An adiabatic process is a thermodynamic process in which no heat is transferred into or out of the system. The system is perfectly insulated, so all the changes in pressure, temperature, and volume happen without any heat exchange with the surroundings.

In an adiabatic process, the energy of the system changes only because of the work done by or on the system. It is an important concept in the study of gases, engines, and compressors. Adiabatic processes can be reversible or irreversible and are often seen in fast processes where heat doesn’t get time to transfer.

Detailed Explanation:

Adiabatic process

In thermodynamics, an adiabatic process is one in which no heat (Q) is allowed to enter or leave the system during the process. This means that the heat transfer (Q) is zero. The only way energy can change in the system is through work (W). If the system does work or has work done on it, its internal energy (U) changes, and this leads to changes in pressure, temperature, and volume.

Basic Concept of Adiabatic Process

An adiabatic process happens in a perfectly insulated system or during a process that is so quick that heat doesn’t have time to flow. Since heat cannot go in or out, any compression or expansion of the gas directly affects the temperature.

Key point:

• Q = 0 (no heat transfer)
• So, according to the First Law of Thermodynamics:
  ΔU = -W

Where:

• ΔU = change in internal energy
• W = work done by the system

If work is done by the system (like gas expanding), internal energy decreases, so the temperature drops.
If work is done on the system (like compressing the gas), internal energy increases, and the temperature rises.

Examples of Adiabatic Process

1. Rapid compression of gas in a piston-cylinder, like in a diesel engine. The gas doesn’t get time to lose heat.
2. Air expansion in a nozzle of a jet engine.
3. Adiabatic cooling of rising air in the atmosphere.
4. Adiabatic compression in air conditioners and refrigerators (in ideal cases).

These examples help in understanding many practical systems like internal combustion engines, turbines, and compressors.

Types of Adiabatic Processes

Adiabatic processes can be reversible or irreversible, depending on how smoothly or quickly they occur.

1. Reversible Adiabatic (Isentropic) Process:
   • No heat exchange
   • No friction or loss
   • Used in ideal engine models (Otto, Diesel, Brayton cycles)
2. Irreversible Adiabatic Process:
   • Still no heat transfer, but losses occur due to friction, turbulence, etc.
   • Happens in real-world systems

Adiabatic Equation (Ideal Gas)

For an ideal gas undergoing a reversible adiabatic process, the relation is:

PV^γ = constant

Where:

• P = pressure
• V = volume
• γ = specific heat ratio (Cp/Cv),
  which is greater than 1 for gases (e.g., for air γ ≈ 1.4)
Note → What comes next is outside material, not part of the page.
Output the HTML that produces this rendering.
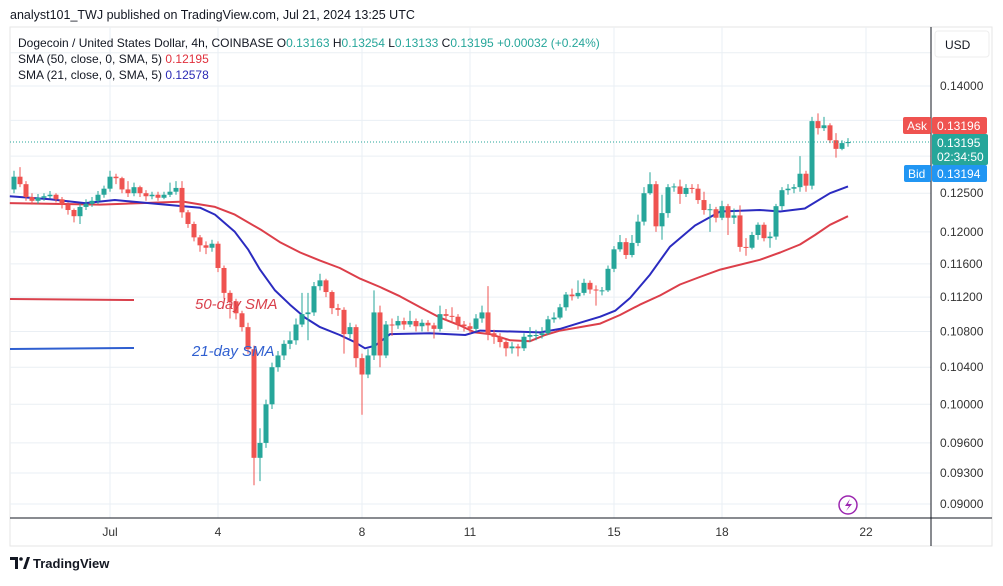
<!DOCTYPE html>
<html><head><meta charset="utf-8">
<style>
body{margin:0;background:#fff;width:1003px;height:581px;overflow:hidden;font-family:"Liberation Sans",sans-serif;}
svg text{font-family:"Liberation Sans",sans-serif;}
</style></head>
<body>
<svg id="chart" width="1003" height="581" viewBox="0 0 1003 581" xmlns="http://www.w3.org/2000/svg">
<text x="10" y="19" font-size="12.5" fill="#131722">analyst101_TWJ published on TradingView.com, Jul 21, 2024 13:25 UTC</text>
<rect x="10" y="27" width="982" height="519" fill="#fff" stroke="#e6e6e6"/>
<g id="grid"></g>
<g id="sma"></g>
<g id="candles"></g>
<line x1="10" y1="142" x2="931" y2="142" stroke="#26a69a" stroke-dasharray="1,2"/>
<line x1="931" y1="27" x2="931" y2="546" stroke="#131722"/>
<line x1="10" y1="518" x2="992" y2="518" stroke="#131722"/>
<g id="yaxis"></g>
<g id="xaxis"></g>
<rect x="935" y="31" width="54" height="26" rx="3" fill="#fff" stroke="#eee"/>
<text x="945" y="49" font-size="12" fill="#131722">USD</text>
<g font-size="12">
<text x="18" y="47" fill="#131722">Dogecoin / United States Dollar, 4h, COINBASE  O<tspan fill="#26a69a">0.13163</tspan> H<tspan fill="#26a69a">0.13254</tspan> L<tspan fill="#26a69a">0.13133</tspan> C<tspan fill="#26a69a">0.13195 +0.00032 (+0.24%)</tspan></text>
<text x="18" y="63" fill="#131722">SMA (50, close, 0, SMA, 5)  <tspan fill="#e0303c">0.12195</tspan></text>
<text x="18" y="79" fill="#131722">SMA (21, close, 0, SMA, 5)  <tspan fill="#2a2ab5">0.12578</tspan></text>
</g>
<line x1="10" y1="299" x2="134" y2="300" stroke="#d9414c" stroke-width="2"/>
<line x1="10" y1="349" x2="134" y2="348" stroke="#2f5fd0" stroke-width="2"/>
<text x="195" y="309" font-size="15" font-style="italic" fill="#d9414c">50-day SMA</text>
<text x="192" y="356" font-size="15" font-style="italic" fill="#2f5fd0">21-day SMA</text>
<rect x="903" y="117" width="28" height="17" rx="2" fill="#ef5350"/>
<text x="907" y="130" font-size="12" fill="#fff">Ask</text>
<rect x="932" y="117" width="55" height="17" rx="2" fill="#ef5350"/>
<text x="937" y="130" font-size="12" fill="#fff">0.13196</text>
<rect x="932" y="134" width="56" height="31" rx="2" fill="#26a69a"/>
<text x="937" y="147" font-size="12" fill="#fff">0.13195</text>
<text x="937" y="161" font-size="12" fill="#fff">02:34:50</text>
<rect x="904" y="165" width="27" height="17" rx="2" fill="#2196f3"/>
<text x="908" y="178" font-size="12" fill="#fff">Bid</text>
<rect x="932" y="165" width="55" height="17" rx="2" fill="#2196f3"/>
<text x="937" y="178" font-size="12" fill="#fff">0.13194</text>
<g><circle cx="848" cy="505" r="9" fill="none" stroke="#9c27b0" stroke-width="1.5"/><path d="M850 499 L845 506 L849 506 L846 511 L852 504 L848 504 Z" fill="#9c27b0"/></g>
<g><path d="M10 557 h8 v12 h-3 v-9 h-5 z" fill="#131722"/><circle cx="21" cy="559" r="1.8" fill="#131722"/><path d="M23 569 l4 -12 h3 l-4 12 z" fill="#131722"/>
<text x="33" y="568" font-size="13" font-weight="bold" fill="#131722">TradingView</text></g>
</svg>
<script>
const startIndex = -16;
const firstOpen = 0.1255;
const closes = [0.1272,0.1262,0.1245,0.1240,0.1244,0.1246,0.1248,0.1242,0.1235,0.1228,0.1220,0.1232,0.1236,0.1240,0.1248,0.1256,
0.1272,0.1270,0.1255,0.1250,0.1258,0.1250,0.1246,0.1248,0.1244,0.1248,0.1252,0.1257,0.1225,0.1210,0.1193,0.1183,0.1180,0.1185,0.1155,0.1125,
0.1115,0.1101,0.1085,0.1060,0.0945,0.0960,0.1000,0.1040,0.1053,0.1066,0.1070,0.1088,0.1100,0.1102,0.1133,0.1140,0.1126,0.1107,0.1105,0.1077,
0.1085,0.1050,0.1032,0.1053,0.1102,0.1053,0.1088,0.1087,0.1092,0.1088,0.1092,0.1086,0.1090,0.1087,0.1083,0.1100,0.1098,0.1097,0.1088,0.1086,
0.1083,0.1095,0.1102,0.1078,0.1074,0.1068,0.1061,0.1063,0.1061,0.1074,0.1076,0.1076,0.1078,0.1094,0.1096,0.1108,0.1123,0.1121,0.1125,0.1137,
0.1129,0.1128,0.1128,0.1154,0.1178,0.1187,0.1171,0.1186,0.1213,0.1250,0.1262,0.1207,0.1224,0.1258,0.1259,0.1249,0.1257,0.1256,0.1241,0.1228,
0.1229,0.1218,0.1233,0.1218,0.1221,0.1181,0.1180,0.1196,0.1209,0.1192,0.1194,0.1233,0.1254,0.1256,0.1258,0.1276,0.1260,0.1349,0.1339,0.1343,
0.1322,0.1310,0.1318,0.13195];
const highs = [0.1280,0.1285,0.1266,0.1250,0.1249,0.1250,0.1253,0.1250,0.1245,0.1238,0.1230,0.1236,0.1242,0.1245,0.1253,0.1260,
0.1280,0.1276,0.1272,0.1266,0.1264,0.1260,0.1254,0.1252,0.1252,0.1252,0.1264,0.1266,0.1266,0.1228,0.1213,0.1196,0.1188,0.1190,0.1188,0.1158,
0.1128,0.1118,0.1104,0.1090,0.1064,0.0975,0.1005,0.1045,0.1058,0.1070,0.1080,0.1095,0.1125,0.1125,0.1138,0.1148,0.1142,0.1128,0.1112,0.1108,
0.1090,0.1088,0.1055,0.1060,0.1128,0.1110,0.1092,0.1095,0.1098,0.1096,0.1104,0.1095,0.1094,0.1093,0.1090,0.1110,0.1106,0.1108,0.1100,0.1092,
0.1090,0.1100,0.1110,0.1133,0.1082,0.1078,0.1070,0.1068,0.1066,0.1078,0.1085,0.1082,0.1085,0.1098,0.1102,0.1112,0.1126,0.1130,0.1140,0.1142,
0.1140,0.1134,0.1132,0.1158,0.1182,0.1196,0.1192,0.1196,0.1222,0.1258,0.1278,0.1266,0.1248,0.1262,0.1263,0.1268,0.1262,0.1262,0.1262,0.1252,
0.1236,0.1232,0.1240,0.1236,0.1230,0.1234,0.1192,0.1200,0.1212,0.1212,0.1200,0.1236,0.1258,0.1262,0.1262,0.1300,0.1280,0.1355,0.1360,0.1355,
0.1346,0.1332,0.1322,0.1325];
const lows = [0.1250,0.1258,0.1240,0.1235,0.1236,0.1240,0.1243,0.1238,0.1230,0.1222,0.1212,0.1210,0.1228,0.1232,0.1236,0.1244,
0.1252,0.1262,0.1250,0.1245,0.1246,0.1245,0.1240,0.1242,0.1240,0.1242,0.1245,0.1248,0.1218,0.1205,0.1188,0.1175,0.1172,0.1175,0.1150,0.1118,
0.1095,0.1094,0.1080,0.1055,0.0918,0.0922,0.0955,0.0995,0.1035,0.1048,0.1060,0.1065,0.1085,0.1070,0.1098,0.1128,0.1120,0.1100,0.1098,0.1055,
0.1072,0.1040,0.0989,0.1028,0.1048,0.1040,0.1050,0.1075,0.1083,0.1082,0.1085,0.1080,0.1080,0.1080,0.1072,0.1080,0.1092,0.1090,0.1082,0.1080,
0.1078,0.1080,0.1090,0.1070,0.1066,0.1062,0.1052,0.1055,0.1052,0.1058,0.1068,0.1070,0.1072,0.1076,0.1090,0.1094,0.1104,0.1116,0.1118,0.1122,
0.1124,0.1110,0.1122,0.1126,0.1150,0.1175,0.1166,0.1168,0.1182,0.1208,0.1248,0.1200,0.1190,0.1218,0.1252,0.1236,0.1245,0.1250,0.1236,0.1222,
0.1200,0.1212,0.1215,0.1196,0.1210,0.1175,0.1170,0.1178,0.1190,0.1188,0.1180,0.1190,0.1228,0.1248,0.1250,0.1252,0.1252,0.1255,0.1330,0.1335,
0.1318,0.1298,0.1308,0.1313];
const sma21Bars = [-16.7,-10,-4.2,0.8,9.2,15,17.5,20.8,23,25,27.5,30,32.5,35,38.3,40.8,42.5,44.2,46.7,53.3,59.2,61.7,71.7,75,78.3,81.7,84.2,86.7,90,93.3,97.5,101.7,108.3,111.7,115.8,120,123];
const sma21Values = [0.1246,0.1242,0.1237,0.1241,0.1235,0.1231,0.1222,0.1200,0.1178,0.1153,0.1128,0.1111,0.1096,0.1085,0.1076,0.1068,0.1061,0.1064,0.1077,0.1078,0.1076,0.1081,0.1079,0.1083,0.1090,0.1097,0.1104,0.1119,0.1147,0.1181,0.1208,0.1226,0.1228,0.1226,0.1230,0.1250,0.1259];
const sma50Bars = [-16.7,-1.7,12.2,17.5,20.8,25.3,28.3,31.7,35,38.3,41.7,45,48.3,51.7,55,58.3,60.8,63.3,66.7,70,72.5,75,81.7,85,88.3,91.7,95,98.3,101.7,108.3,111.7,115,117.5,120,123];
const sma50Values = [0.1237,0.1235,0.1239,0.1232,0.1222,0.1202,0.1187,0.1174,0.1164,0.1155,0.1142,0.1132,0.1121,0.1108,0.1096,0.1087,0.1079,0.1077,0.1070,0.1069,0.1076,0.1081,0.1089,0.1099,0.1111,0.1122,0.1135,0.1144,0.1153,0.1165,0.1174,0.1184,0.1196,0.1209,0.1220];
const priceTicks = [0.145,0.14,0.135,0.13,0.125,0.12,0.116,0.112,0.108,0.104,0.10,0.096,0.093,0.09];
const priceTickLabels = ["","0.14000","","","0.12500","0.12000","0.11600","0.11200","0.10800","0.10400","0.10000","0.09600","0.09300","0.09000"];
const dateTickBars = [0,18,42,60,84,102,126];
const dateTickLabels = ["Jul","4","8","11","15","18","22"];

const NS="http://www.w3.org/2000/svg";
function yScale(p){return 86+(Math.log(0.14)-Math.log(p))*946;}
function xScale(k){return 110+k*6;}
function mk(tag,attrs,parent){const e=document.createElementNS(NS,tag);for(const a in attrs)e.setAttribute(a,attrs[a]);parent.appendChild(e);return e;}
const grid=document.getElementById('grid'),ya=document.getElementById('yaxis'),xa=document.getElementById('xaxis');
priceTicks.forEach((p,i)=>{const y=yScale(p);
 const l=mk('line',{x1:10,x2:931,y1:y,y2:y,stroke:'#eaeff4'},grid);
 
 
 if(priceTickLabels[i]){const t=mk('text',{x:940,y:y+4,'font-size':12,fill:'#333'},ya);t.textContent=priceTickLabels[i];
 
 }
});
dateTickBars.forEach((k,i)=>{const x=xScale(k);
 const l=mk('line',{x1:x,x2:x,y1:27,y2:518,stroke:'#eaeff4'},grid);
 
 
 const t=mk('text',{x:x,y:536,'font-size':12,fill:'#333','text-anchor':'middle'},xa);t.textContent=dateTickLabels[i];
 
 
});
const smaG=document.getElementById('sma');
function line(bars,vals,color,name){const d=bars.map((k,i)=>(i?'L':'M')+xScale(k).toFixed(1)+' '+yScale(vals[i]).toFixed(1)).join(' ');
 const p=mk('path',{d:d,fill:'none',stroke:color,'stroke-width':2,'stroke-linejoin':'round'},smaG);
 
 }
line(sma50Bars,sma50Values,'#dc3f4a','sma50-line');
line(sma21Bars,sma21Values,'#2b2bc0','sma21-line');
const cg=document.getElementById('candles');
closes.forEach((c,i)=>{const o=i?closes[i-1]:firstOpen;const k=startIndex+i;const x=xScale(k);
 const up=c>=o;const col=up?'#26a69a':'#ef5350';
 const g=mk('g',{},cg);
 
 
 mk('line',{x1:x,x2:x,y1:yScale(highs[i]),y2:yScale(lows[i]),stroke:col,'stroke-width':1},g);
 const top=yScale(Math.max(o,c)),bot=yScale(Math.min(o,c));
 mk('rect',{x:x-2.5,y:top,width:5,height:Math.max(1,bot-top),fill:col},g);
});
</script>
</body></html>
This equation helps calculate how pressure and volume change in adiabatic conditions.

Importance in Mechanical Engineering

The adiabatic process is very important in:

• Engine design (compression and expansion strokes in diesel and petrol engines)
• Gas turbines and jet engines
• Compressors (used in refrigeration, air conditioning)
• Thermodynamic analysis of fast processes where there is not enough time for heat transfer

By assuming adiabatic behavior, engineers can estimate temperature changes during compression or expansion without worrying about heat transfer.

Conclusion

An adiabatic process is one in which no heat is exchanged with the surroundings. All energy changes happen due to work done. This process is important in understanding how gases behave under insulation or during very fast processes. It plays a key role in designing and analyzing engines, compressors, and turbines in mechanical engineering. Though ideal, the adiabatic process gives a simple and useful way to study thermodynamic systems.